Code that draws figures
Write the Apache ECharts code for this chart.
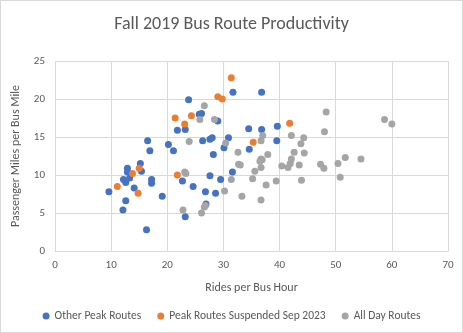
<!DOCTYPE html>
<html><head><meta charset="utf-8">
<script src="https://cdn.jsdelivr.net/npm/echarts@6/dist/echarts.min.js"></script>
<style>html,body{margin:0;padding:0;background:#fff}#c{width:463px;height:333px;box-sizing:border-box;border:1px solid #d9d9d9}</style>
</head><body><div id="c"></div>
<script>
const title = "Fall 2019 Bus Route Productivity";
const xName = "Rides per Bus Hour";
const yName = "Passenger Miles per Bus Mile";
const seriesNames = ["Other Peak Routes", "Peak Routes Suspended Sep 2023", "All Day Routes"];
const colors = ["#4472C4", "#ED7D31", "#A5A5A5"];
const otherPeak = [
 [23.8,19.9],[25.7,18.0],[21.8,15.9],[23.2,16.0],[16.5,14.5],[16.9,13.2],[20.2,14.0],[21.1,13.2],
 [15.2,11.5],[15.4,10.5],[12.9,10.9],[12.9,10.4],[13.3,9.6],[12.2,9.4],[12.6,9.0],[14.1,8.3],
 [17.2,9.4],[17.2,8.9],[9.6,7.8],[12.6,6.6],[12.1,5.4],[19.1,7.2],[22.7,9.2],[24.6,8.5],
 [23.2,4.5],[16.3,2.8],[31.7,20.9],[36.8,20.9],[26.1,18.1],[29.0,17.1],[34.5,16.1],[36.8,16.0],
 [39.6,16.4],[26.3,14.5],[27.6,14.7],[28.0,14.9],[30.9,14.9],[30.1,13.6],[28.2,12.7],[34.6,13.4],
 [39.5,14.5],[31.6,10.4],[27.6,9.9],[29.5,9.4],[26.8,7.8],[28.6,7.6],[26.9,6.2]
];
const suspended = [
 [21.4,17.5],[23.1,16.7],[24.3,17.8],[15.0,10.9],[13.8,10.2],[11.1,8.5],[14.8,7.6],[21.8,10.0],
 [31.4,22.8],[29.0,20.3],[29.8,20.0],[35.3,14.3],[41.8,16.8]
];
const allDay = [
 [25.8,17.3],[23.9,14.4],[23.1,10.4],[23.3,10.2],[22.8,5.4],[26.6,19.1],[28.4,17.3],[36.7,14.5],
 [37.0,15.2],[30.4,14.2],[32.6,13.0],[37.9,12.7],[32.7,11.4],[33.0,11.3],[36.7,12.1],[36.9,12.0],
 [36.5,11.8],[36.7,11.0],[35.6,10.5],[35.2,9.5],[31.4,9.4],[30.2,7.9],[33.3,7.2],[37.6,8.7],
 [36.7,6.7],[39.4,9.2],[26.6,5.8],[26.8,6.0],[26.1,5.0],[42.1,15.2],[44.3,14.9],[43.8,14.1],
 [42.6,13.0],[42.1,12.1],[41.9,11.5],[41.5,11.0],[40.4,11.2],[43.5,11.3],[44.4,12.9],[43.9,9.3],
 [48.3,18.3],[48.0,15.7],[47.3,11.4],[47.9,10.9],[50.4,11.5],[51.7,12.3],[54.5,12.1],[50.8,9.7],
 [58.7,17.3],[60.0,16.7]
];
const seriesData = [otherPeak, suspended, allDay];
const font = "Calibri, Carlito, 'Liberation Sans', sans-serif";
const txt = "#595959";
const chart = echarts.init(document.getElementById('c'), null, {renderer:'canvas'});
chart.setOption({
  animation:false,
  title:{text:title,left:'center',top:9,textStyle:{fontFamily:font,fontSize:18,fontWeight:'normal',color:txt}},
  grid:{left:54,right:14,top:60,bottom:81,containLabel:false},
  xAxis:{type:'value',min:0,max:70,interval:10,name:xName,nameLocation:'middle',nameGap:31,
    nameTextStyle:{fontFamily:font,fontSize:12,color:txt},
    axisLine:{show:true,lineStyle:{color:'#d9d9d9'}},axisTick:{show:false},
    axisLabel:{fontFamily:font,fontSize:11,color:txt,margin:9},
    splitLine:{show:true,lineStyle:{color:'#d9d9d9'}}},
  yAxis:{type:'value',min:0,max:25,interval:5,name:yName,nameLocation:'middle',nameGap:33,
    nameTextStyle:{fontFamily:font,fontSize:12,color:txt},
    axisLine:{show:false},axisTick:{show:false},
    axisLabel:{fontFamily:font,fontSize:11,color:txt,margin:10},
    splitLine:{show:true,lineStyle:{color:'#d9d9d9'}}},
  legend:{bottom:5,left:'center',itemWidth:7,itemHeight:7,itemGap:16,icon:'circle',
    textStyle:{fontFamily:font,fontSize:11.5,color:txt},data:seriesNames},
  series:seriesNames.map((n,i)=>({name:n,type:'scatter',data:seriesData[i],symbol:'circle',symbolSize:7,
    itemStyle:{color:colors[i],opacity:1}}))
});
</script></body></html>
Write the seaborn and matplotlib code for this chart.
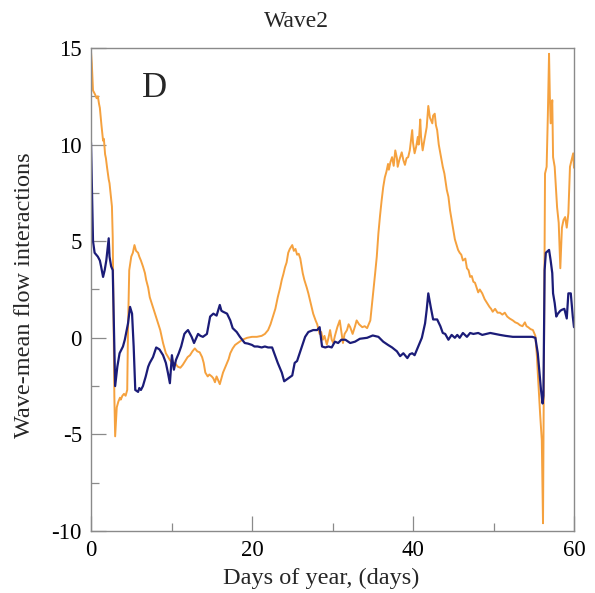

Problem description
Output all the records, word for word, with no pictures in the copy.

Solution to this task
Write the Apache ECharts code for this chart.
<!DOCTYPE html>
<html><head><meta charset="utf-8">
<script src="https://cdn.jsdelivr.net/npm/echarts@6/dist/echarts.min.js"></script>
<style>html,body{margin:0;padding:0;background:#fff}#c{width:463px;height:333px;box-sizing:border-box;border:1px solid #d9d9d9}</style>
</head><body><div id="c"></div>
<script>
const title = "Fall 2019 Bus Route Productivity";
const xName = "Rides per Bus Hour";
const yName = "Passenger Miles per Bus Mile";
const seriesNames = ["Other Peak Routes", "Peak Routes Suspended Sep 2023", "All Day Routes"];
const colors = ["#4472C4", "#ED7D31", "#A5A5A5"];
const otherPeak = [
 [23.8,19.9],[25.7,18.0],[21.8,15.9],[23.2,16.0],[16.5,14.5],[16.9,13.2],[20.2,14.0],[21.1,13.2],
 [15.2,11.5],[15.4,10.5],[12.9,10.9],[12.9,10.4],[13.3,9.6],[12.2,9.4],[12.6,9.0],[14.1,8.3],
 [17.2,9.4],[17.2,8.9],[9.6,7.8],[12.6,6.6],[12.1,5.4],[19.1,7.2],[22.7,9.2],[24.6,8.5],
 [23.2,4.5],[16.3,2.8],[31.7,20.9],[36.8,20.9],[26.1,18.1],[29.0,17.1],[34.5,16.1],[36.8,16.0],
 [39.6,16.4],[26.3,14.5],[27.6,14.7],[28.0,14.9],[30.9,14.9],[30.1,13.6],[28.2,12.7],[34.6,13.4],
 [39.5,14.5],[31.6,10.4],[27.6,9.9],[29.5,9.4],[26.8,7.8],[28.6,7.6],[26.9,6.2]
];
const suspended = [
 [21.4,17.5],[23.1,16.7],[24.3,17.8],[15.0,10.9],[13.8,10.2],[11.1,8.5],[14.8,7.6],[21.8,10.0],
 [31.4,22.8],[29.0,20.3],[29.8,20.0],[35.3,14.3],[41.8,16.8]
];
const allDay = [
 [25.8,17.3],[23.9,14.4],[23.1,10.4],[23.3,10.2],[22.8,5.4],[26.6,19.1],[28.4,17.3],[36.7,14.5],
 [37.0,15.2],[30.4,14.2],[32.6,13.0],[37.9,12.7],[32.7,11.4],[33.0,11.3],[36.7,12.1],[36.9,12.0],
 [36.5,11.8],[36.7,11.0],[35.6,10.5],[35.2,9.5],[31.4,9.4],[30.2,7.9],[33.3,7.2],[37.6,8.7],
 [36.7,6.7],[39.4,9.2],[26.6,5.8],[26.8,6.0],[26.1,5.0],[42.1,15.2],[44.3,14.9],[43.8,14.1],
 [42.6,13.0],[42.1,12.1],[41.9,11.5],[41.5,11.0],[40.4,11.2],[43.5,11.3],[44.4,12.9],[43.9,9.3],
 [48.3,18.3],[48.0,15.7],[47.3,11.4],[47.9,10.9],[50.4,11.5],[51.7,12.3],[54.5,12.1],[50.8,9.7],
 [58.7,17.3],[60.0,16.7]
];
const seriesData = [otherPeak, suspended, allDay];
const font = "Calibri, Carlito, 'Liberation Sans', sans-serif";
const txt = "#595959";
const chart = echarts.init(document.getElementById('c'), null, {renderer:'canvas'});
chart.setOption({
  animation:false,
  title:{text:title,left:'center',top:9,textStyle:{fontFamily:font,fontSize:18,fontWeight:'normal',color:txt}},
  grid:{left:54,right:14,top:60,bottom:81,containLabel:false},
  xAxis:{type:'value',min:0,max:70,interval:10,name:xName,nameLocation:'middle',nameGap:31,
    nameTextStyle:{fontFamily:font,fontSize:12,color:txt},
    axisLine:{show:true,lineStyle:{color:'#d9d9d9'}},axisTick:{show:false},
    axisLabel:{fontFamily:font,fontSize:11,color:txt,margin:9},
    splitLine:{show:true,lineStyle:{color:'#d9d9d9'}}},
  yAxis:{type:'value',min:0,max:25,interval:5,name:yName,nameLocation:'middle',nameGap:33,
    nameTextStyle:{fontFamily:font,fontSize:12,color:txt},
    axisLine:{show:false},axisTick:{show:false},
    axisLabel:{fontFamily:font,fontSize:11,color:txt,margin:10},
    splitLine:{show:true,lineStyle:{color:'#d9d9d9'}}},
  legend:{bottom:5,left:'center',itemWidth:7,itemHeight:7,itemGap:16,icon:'circle',
    textStyle:{fontFamily:font,fontSize:11.5,color:txt},data:seriesNames},
  series:seriesNames.map((n,i)=>({name:n,type:'scatter',data:seriesData[i],symbol:'circle',symbolSize:7,
    itemStyle:{color:colors[i],opacity:1}}))
});
</script></body></html>
Write the seaborn and matplotlib code for this chart.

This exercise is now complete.